[What the task asks]
Reproduce exactly the lines below, from the first one through the line containing "s=165, edgecolor=red, linewidth=0, zorder=3)", and omit any pictures.

[Records for processing]
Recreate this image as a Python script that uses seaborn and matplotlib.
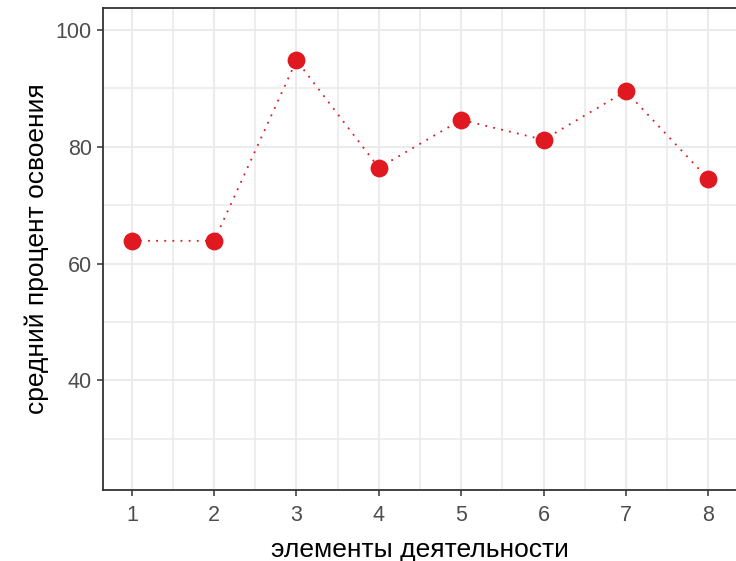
import numpy as np
import pandas as pd
import matplotlib
matplotlib.use("Agg")
import matplotlib.pyplot as plt
import seaborn as sns
from matplotlib.ticker import MultipleLocator

elements = [1, 2, 3, 4, 5, 6, 7, 8]
mastery = [63.9, 63.9, 94.8, 76.4, 84.6, 81.2, 89.5, 74.5]

df = pd.DataFrame({"element": elements, "mastery": mastery})

sns.set_theme(style="white")
plt.rcParams["font.family"] = ["Liberation Sans", "DejaVu Sans"]

red = "#E0181F"
fig = plt.figure(figsize=(7.36, 5.61), dpi=100)
ax = fig.add_axes([103 / 736, 71 / 561, 634 / 736, 482 / 561])

sns.lineplot(data=df, x="element", y="mastery", ax=ax, color=red,
             linestyle=(0, (1, 3.5)), linewidth=1.3)
sns.scatterplot(data=df, x="element", y="mastery", ax=ax, color=red,
                s=165, edgecolor=red, linewidth=0, zorder=3)

ax.set_xlim(0.65, 8.35)
ax.set_ylim(21.25, 103.75)
ax.set_xticks(elements)
ax.set_yticks([40, 60, 80, 100])
ax.xaxis.set_minor_locator(MultipleLocator(0.5))
ax.yaxis.set_minor_locator(MultipleLocator(10))
ax.grid(True, which="major", color="#ebebeb", linewidth=1.5)
ax.grid(True, which="minor", color="#ebebeb", linewidth=1.2)
ax.set_axisbelow(True)

for side in ["left", "bottom", "top", "right"]:
    ax.spines[side].set_color("#333333")
    ax.spines[side].set_linewidth(1.3)

ax.tick_params(axis="both", which="major", length=4, width=1.1, color="#333333",
               labelcolor="#4d4d4d", labelsize=15.5, pad=4, bottom=True, left=True)
ax.tick_params(axis="x", which="major", pad=6.5)
ax.tick_params(axis="both", which="minor", length=0)

ax.set_xlabel("элементы деятельности", fontsize=19, color="black", labelpad=9)
ax.set_ylabel("средний процент освоения", fontsize=19, color="black", labelpad=5)

fig.savefig("out.png", dpi=100)
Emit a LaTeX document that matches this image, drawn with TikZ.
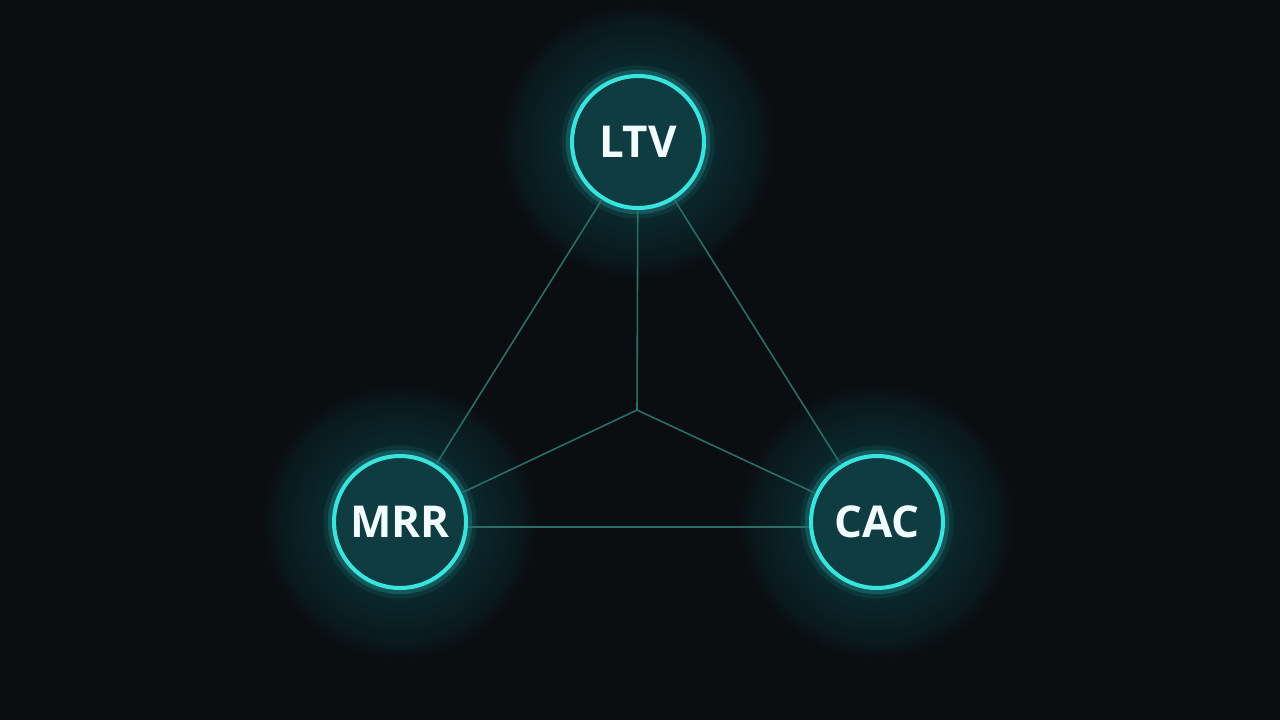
\documentclass[tikz,border=0pt]{standalone}
\usepackage{fontspec}
\setmainfont{Open Sans}
\usepackage{tikz}
\usetikzlibrary{calc}

\definecolor{bgcol}{HTML}{0A0E11}
\definecolor{ringcol}{HTML}{38E4DE}
\definecolor{fillcol}{HTML}{0F3C41}
\definecolor{linkcol}{HTML}{2A6E66}
\definecolor{halocol}{HTML}{113840}

\tikzset{
  metric/.style={circle, minimum size=2.64cm, inner sep=0pt,
    fill=fillcol, draw=ringcol, line width=2.3pt, text=white!95!cyan,
    font=\fontsize{25}{28}\selectfont\bfseries,
    preaction={draw=ringcol, line width=12pt, opacity=0.08},
    preaction={draw=ringcol, line width=7pt, opacity=0.20}},
  link/.style={draw=linkcol, line width=0.9pt}
}

\begin{document}
\begin{tikzpicture}[x=0.02cm, y=-0.02cm]
\fill[bgcol] (0,0) rectangle (1280,720);
\useasboundingbox (0,0) rectangle (1280,720);
% soft glow round the circles
\foreach \x/\y in {638/142, 400/522, 877/522}
  \foreach \r in {70,73,...,136}
    \fill[halocol, opacity=0.06] (\x,\y) circle (\r);

\coordinate (O) at (637,410);
\node[metric] (LTV) at (638,142) {LTV};
\node[metric] (MRR) at (400,522) {MRR};
\node[metric] (CAC) at (877,522) {CAC};

\draw[link] (LTV) -- (MRR);
\draw[link] (LTV) -- (CAC);
\draw[link] (LTV) -- (O);
\draw[link] (O) -- (MRR);
\draw[link] (O) -- (CAC);
\draw[link] (MRR.-4) -- (CAC.-176);
\end{tikzpicture}
\end{document}
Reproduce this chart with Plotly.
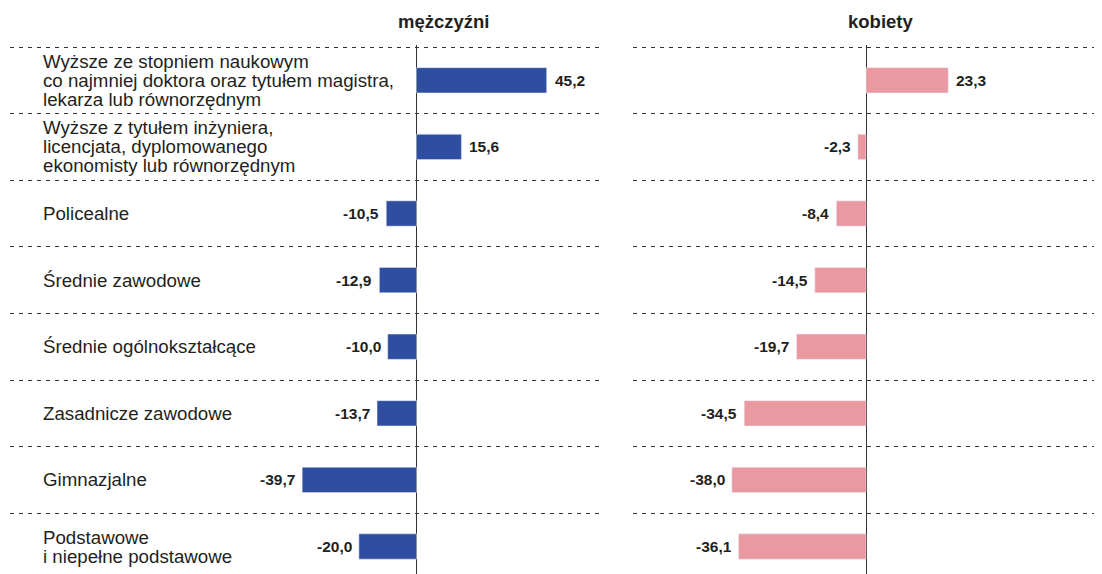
import plotly.graph_objects as go

categories = [
    "Wyższe ze stopniem naukowym<br>co najmniej doktora oraz tytułem magistra,<br>lekarza lub równorzędnym",
    "Wyższe z tytułem inżyniera,<br>licencjata, dyplomowanego<br>ekonomisty lub równorzędnym",
    "Policealne",
    "Średnie zawodowe",
    "Średnie ogólnokształcące",
    "Zasadnicze zawodowe",
    "Gimnazjalne",
    "Podstawowe<br>i niepełne podstawowe",
]
men = [45.2, 15.6, -10.5, -12.9, -10.0, -13.7, -39.7, -20.0]
women = [23.3, -2.3, -8.4, -14.5, -19.7, -34.5, -38.0, -36.1]
panel_titles = ["mężczyźni", "kobiety"]

# page has an 8px body margin; compensate so the figure fills the 1102x574 window
OFF = 8
PAGE_W, PAGE_H = 1102, 574
W, H = PAGE_W - OFF, PAGE_H - OFF

def px(xpage):
    return (xpage - OFF) / W

def py(ypage):
    return 1 - (ypage - OFF) / H

BLUE = "#304ea0"
PINK = "#eb99a0"
INK = "#231f20"
FONT = "Liberation Sans, Arial, sans-serif"

def fmt(v):
    return f"{v:.1f}".replace(".", ",")

fig = go.Figure()
fig.add_trace(go.Bar(x=men, y=categories, orientation="h", marker_color=BLUE,
                     width=0.38, xaxis="x", yaxis="y", hoverinfo="x+y"))
fig.add_trace(go.Bar(x=women, y=categories, orientation="h", marker_color=PINK,
                     width=0.38, xaxis="x2", yaxis="y2", hoverinfo="x+y"))

annotations = []
line_h = 19
for cat in categories:
    lines = cat.split("<br>")
    n = len(lines)
    for k, ln in enumerate(lines):
        annotations.append(dict(
            text=ln, xref="paper", x=px(41), yref="y", y=cat,
            xanchor="left", yanchor="middle", showarrow=False,
            yshift=((n - 1) / 2 - k) * line_h,
            font=dict(family=FONT, size=18.7, color=INK)))

for series, xr, yr in [(men, "x", "y"), (women, "x2", "y2")]:
    for cat, v in zip(categories, series):
        annotations.append(dict(
            text=f"<b>{fmt(v)}</b>", xref=xr, x=v, yref=yr, y=cat,
            xanchor="left" if v >= 0 else "right", yanchor="middle",
            xshift=6 if v >= 0 else -5, showarrow=False,
            font=dict(family=FONT, size=15.5, color=INK)))

for t, cx in zip(panel_titles, [444, 880]):
    annotations.append(dict(
        text=f"<b>{t}</b>", xref="paper", x=px(cx), yref="paper", y=py(21),
        xanchor="center", yanchor="middle", showarrow=False,
        font=dict(family=FONT, size=18.5, color=INK)))

# axis geometry (page pixel positions)
zero1, ppu1 = 416.5, 2.88
zero2, ppu2 = 866, 3.53
x1_dom = [px(10), px(603)]
x2_dom = [px(633), px(1100)]
x1_range = [(10 - zero1) / ppu1, (603 - zero1) / ppu1]
x2_range = [(633 - zero2) / ppu2, (1100 - zero2) / ppu2]

row_h = 66.6
top_edge = -0.53
top_px = 47 + (top_edge + 0.5) * row_h
y_dom = [0, py(top_px)]
span = (PAGE_H - top_px) / row_h
y_range = [top_edge + span, top_edge]

xcommon = dict(showgrid=False, showticklabels=False, ticks="", zeroline=True,
               zerolinecolor="#333333", zerolinewidth=1.3, showline=False, fixedrange=True)
ycommon = dict(type="category", categoryorder="array", categoryarray=categories,
               range=y_range, domain=y_dom, showticklabels=False, ticks="",
               tickson="boundaries", showgrid=True, gridcolor="#333333", gridwidth=1,
               griddash="4px,5px", zeroline=False, showline=False, fixedrange=True)

fig.update_layout(
    width=W, height=H,
    margin=dict(l=0, r=0, t=0, b=0),
    paper_bgcolor="white", plot_bgcolor="white",
    showlegend=False,
    xaxis=dict(domain=x1_dom, range=x1_range, anchor="y", **xcommon),
    xaxis2=dict(domain=x2_dom, range=x2_range, anchor="y2", **xcommon),
    yaxis=dict(anchor="x", **ycommon),
    yaxis2=dict(anchor="x2", matches="y", **ycommon),
    annotations=annotations,
    font=dict(family=FONT, color=INK),
)

fig.write_html("out.html", config={"displayModeBar": False})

[Reply to the exercise]
Recreate this image as a Python script that uses seaborn and matplotlib.
import numpy as np
import pandas as pd
import matplotlib
matplotlib.use("Agg")
import matplotlib.pyplot as plt
import seaborn as sns
from matplotlib.ticker import MultipleLocator

elements = [1, 2, 3, 4, 5, 6, 7, 8]
mastery = [63.9, 63.9, 94.8, 76.4, 84.6, 81.2, 89.5, 74.5]

df = pd.DataFrame({"element": elements, "mastery": mastery})

sns.set_theme(style="white")
plt.rcParams["font.family"] = ["Liberation Sans", "DejaVu Sans"]

red = "#E0181F"
fig = plt.figure(figsize=(7.36, 5.61), dpi=100)
ax = fig.add_axes([103 / 736, 71 / 561, 634 / 736, 482 / 561])

sns.lineplot(data=df, x="element", y="mastery", ax=ax, color=red,
             linestyle=(0, (1, 3.5)), linewidth=1.3)
sns.scatterplot(data=df, x="element", y="mastery", ax=ax, color=red,
                s=165, edgecolor=red, linewidth=0, zorder=3)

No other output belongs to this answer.